Na premiação do Emmy 2022, a Academia de Televisão não deixou os pormenores passarem despercebidos e acabou indicando a série em apenas 3 categorias técnicas. Nas primeiras noites da premiação, ocorridas nos dias 3 e 4 de setembro deste ano, The First Lady concorria por Melhor Figurino de Época e Melhor Maquiagem de Época e/ou de Personagem (Não-Prostética) pelo episódio Vaso Rachado. A produção também estava no páreo pela estatueta de Melhor Penteado de Época e/ou de Personagem, pelo episódio Gangorra. Mesmo com a caracterização tendo sido um dos aspectos mais marcantes das cenas do trabalho audiovisual, não foi o suficiente para superar a pompa de Bridgeton ou a sensualidade de Pam & Tommy.
Não é como se sentar e assistir The First Lady fosse uma completa perda de tempo: ver mulheres que conseguem espaço para suas vozes ecoarem é sempre, de uma maneira ou de outra, um deleite. A infelicidade fica no desperdício ilustrado de tanto potencial, presenciar o sucesso de uma produção tão bem intencionada descendo pelo ralo parece injusto. Mas no fim, vale a pena dar uma chance para os pontos de vista de quem foi secundarizada a vida toda.
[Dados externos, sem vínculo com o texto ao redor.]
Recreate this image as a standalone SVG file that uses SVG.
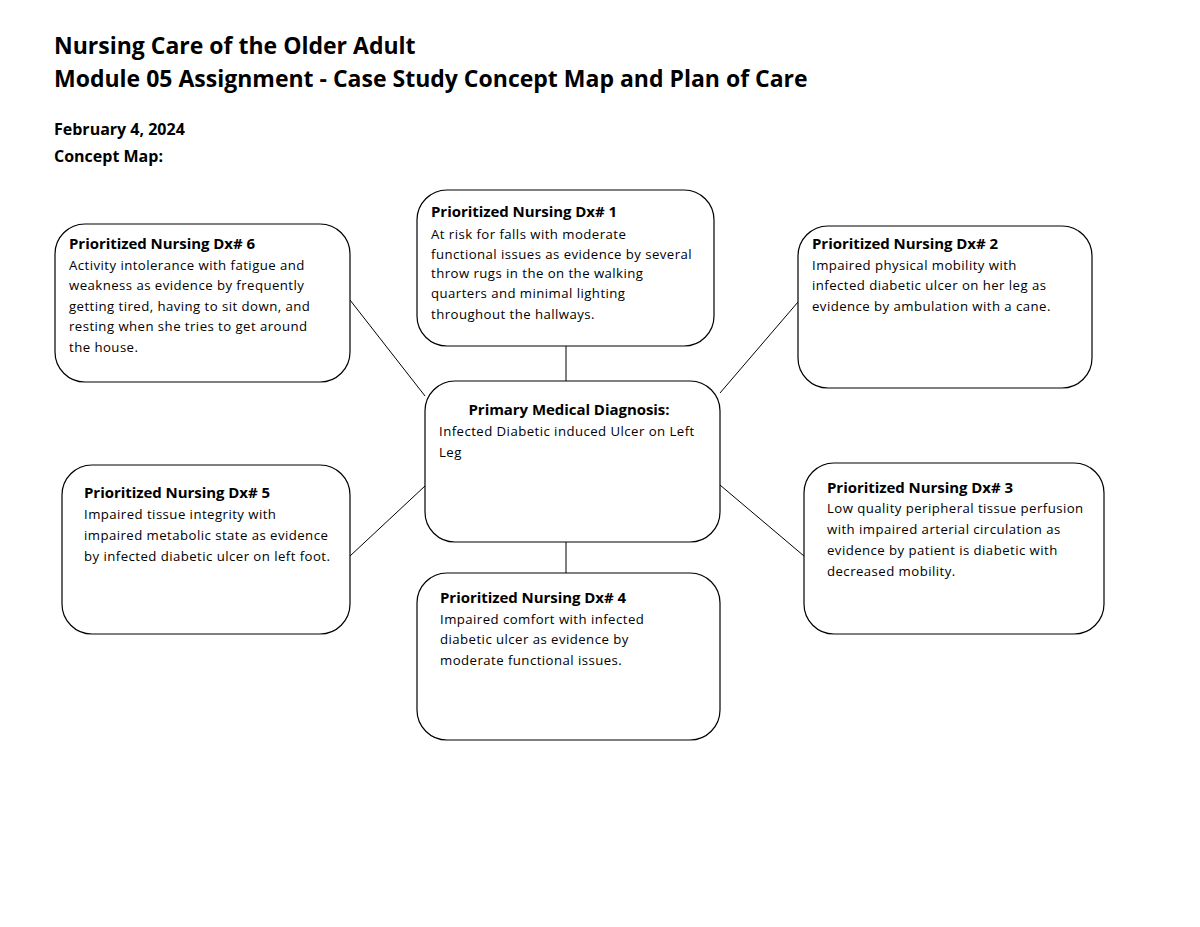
<svg xmlns="http://www.w3.org/2000/svg" width="1200" height="927" viewBox="0 0 1200 927">
<style>
text{font-family:"Open Sans","Noto Sans",sans-serif;fill:#000}
.t{font-size:23px;font-weight:bold}
.d{font-size:16px;font-weight:bold}
.h{font-size:15px;font-weight:bold;letter-spacing:-0.05px}
.b{font-size:13.2px;letter-spacing:0.45px}
.box{fill:#fff;stroke:#000;stroke-width:1.2}
.c{stroke:#000;stroke-width:1}
</style>
<rect width="1200" height="927" fill="#fff"/>
<text class="t" x="54" y="54">Nursing Care of the Older Adult</text>
<text class="t" x="54" y="87">Module 05 Assignment - Case Study Concept Map and Plan of Care</text>
<text class="d" x="54" y="135">February 4, 2024</text>
<text class="d" x="54" y="162">Concept Map:</text>
<g id="connectors">
<line class="c" x1="566" y1="346" x2="566" y2="381"/>
<line class="c" x1="350" y1="300" x2="425" y2="396"/>
<line class="c" x1="720" y1="393" x2="798" y2="302"/>
<line class="c" x1="350" y1="556" x2="425" y2="486"/>
<line class="c" x1="720" y1="485" x2="804" y2="556"/>
<line class="c" x1="566" y1="542" x2="566" y2="573"/>
</g>
<g id="dx1"><rect class="box" x="417" y="190" width="297" height="156" rx="30"/>
<text class="h" x="431" y="217">Prioritized Nursing Dx# 1</text>
<text class="b" x="431" y="239">At risk for falls with moderate</text>
<text class="b" x="431" y="259">functional issues as evidence by several</text>
<text class="b" x="431" y="278">throw rugs in the on the walking</text>
<text class="b" x="431" y="298">quarters and minimal lighting</text>
<text class="b" x="431" y="319">throughout the hallways.</text></g>
<g id="dx6"><rect class="box" x="55" y="224" width="295" height="158" rx="30"/>
<text class="h" x="69" y="249">Prioritized Nursing Dx# 6</text>
<text class="b" x="69" y="270">Activity intolerance with fatigue and</text>
<text class="b" x="69" y="290">weakness as evidence by frequently</text>
<text class="b" x="69" y="311">getting tired, having to sit down, and</text>
<text class="b" x="69" y="331">resting when she tries to get around</text>
<text class="b" x="69" y="352">the house.</text></g>
<g id="dx2"><rect class="box" x="798" y="226" width="294" height="162" rx="30"/>
<text class="h" x="812" y="249">Prioritized Nursing Dx# 2</text>
<text class="b" x="812" y="270">Impaired physical mobility with</text>
<text class="b" x="812" y="290">infected diabetic ulcer on her leg as</text>
<text class="b" x="812" y="311">evidence by ambulation with a cane.</text></g>
<g id="primary"><rect class="box" x="425" y="381" width="295" height="161" rx="30"/>
<text class="h" x="569" y="415" text-anchor="middle">Primary Medical Diagnosis:</text>
<text class="b" x="439" y="436">Infected Diabetic induced Ulcer on Left</text>
<text class="b" x="439" y="457">Leg</text></g>
<g id="dx5"><rect class="box" x="62" y="465" width="288" height="169" rx="30"/>
<text class="h" x="84" y="498">Prioritized Nursing Dx# 5</text>
<text class="b" x="84" y="519">Impaired tissue integrity with</text>
<text class="b" x="84" y="540">impaired metabolic state as evidence</text>
<text class="b" x="84" y="561">by infected diabetic ulcer on left foot.</text></g>
<g id="dx3"><rect class="box" x="804" y="463" width="300" height="171" rx="30"/>
<text class="h" x="827" y="493">Prioritized Nursing Dx# 3</text>
<text class="b" x="827" y="513">Low quality peripheral tissue perfusion</text>
<text class="b" x="827" y="534">with impaired arterial circulation as</text>
<text class="b" x="827" y="555">evidence by patient is diabetic with</text>
<text class="b" x="827" y="576">decreased mobility.</text></g>
<g id="dx4"><rect class="box" x="417" y="573" width="303" height="167" rx="30"/>
<text class="h" x="440" y="603">Prioritized Nursing Dx# 4</text>
<text class="b" x="440" y="624">Impaired comfort with infected</text>
<text class="b" x="440" y="644">diabetic ulcer as evidence by</text>
<text class="b" x="440" y="665">moderate functional issues.</text></g>
</svg>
As primeiras-damas não representam todas as mulheres do mundo, seus privilégios as tornaram parte de algo à parte. Ainda assim, nos mais luxuosos corredores da Casa Branca, moram as essências do machismo e da misoginia. Eleanor, Betty e Michelle só nos mostram que os maridos e seus status de poder são verdadeiros acessórios de incentivo a uma sociedade de exclusão. Já não é segredo para ninguém que passou da hora daquela faixa presidencial ganhar uma dona.